Because the integral converges, by the Integral Test, our original series **(a) also converges!**

Next, let's tackle **(b) $$\sum \frac{1}{n(\ln n)(\ln \ln n)^{c}}$$**.
This one looks even more complicated, but we'll use the same awesome Integral Test and substitution trick, maybe even twice! (We'll start this sum from a larger 'n' like $n=3$ or $n=4$ so that $\ln \ln n$ is defined and positive, ensuring the function is decreasing and positive).
We'll look at its corresponding integral: $$\int \frac{1}{x(\ln x)(\ln \ln x)^{c}} dx$$.

We can use the substitution trick again!
1. First, let's set $u = \ln x$.
2. Just like before, $du = \frac{1}{x} dx$.
3. After this first substitution, our integral becomes: $$\int \frac{1}{u(\ln u)^{c}} du$$.

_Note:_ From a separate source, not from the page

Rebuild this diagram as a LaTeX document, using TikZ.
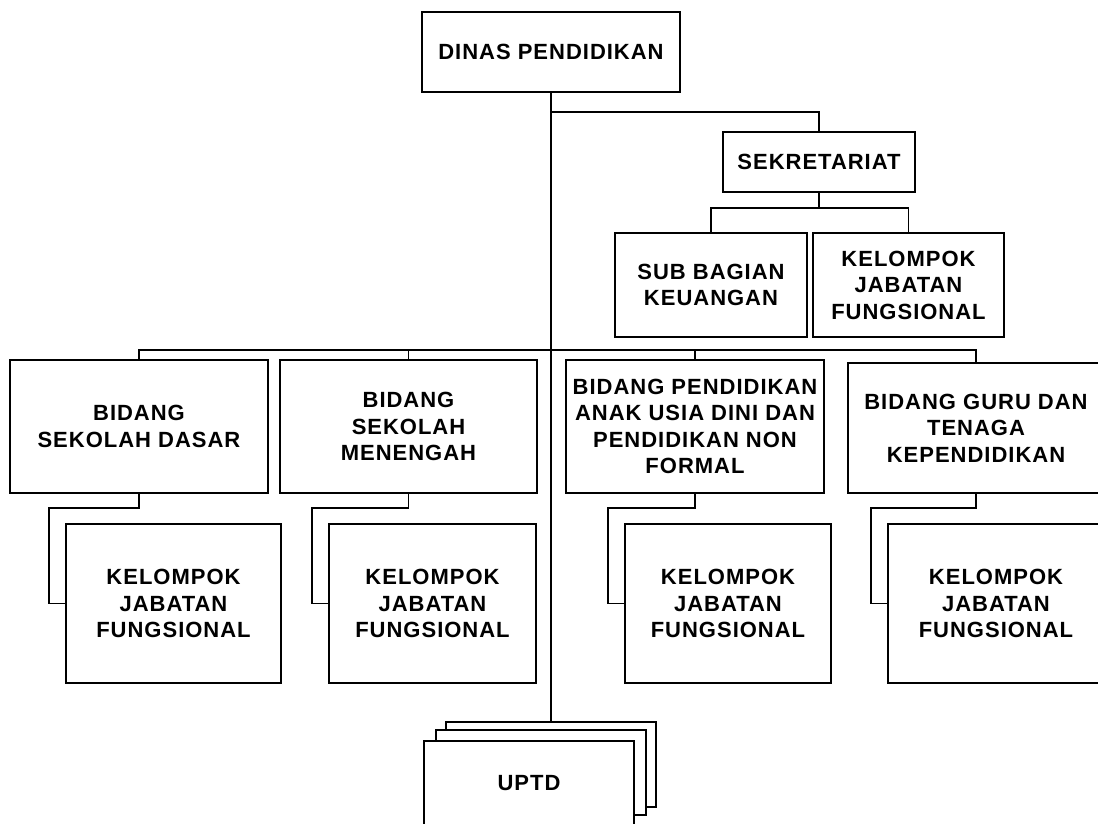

Hey, look at that! This new integral looks *exactly* like the integral we just solved for part (a)! We already know how to handle this!
4. Let's do another substitution for this new integral. This time, let $v = \ln u$.
5. Then, $dv = \frac{1}{u} du$.
6. With this second substitution, our integral becomes super simple: $$\int \frac{1}{v^{c}} dv$$.

And once again, this is that classic integral form! Since the problem states that $c > 1$, we know that $$\int \frac{1}{v^{c}} dv$$ converges.
Therefore, because this final integral converges, our original series **(b) also converges!**

So, both series are indeed convergent when $c>1$.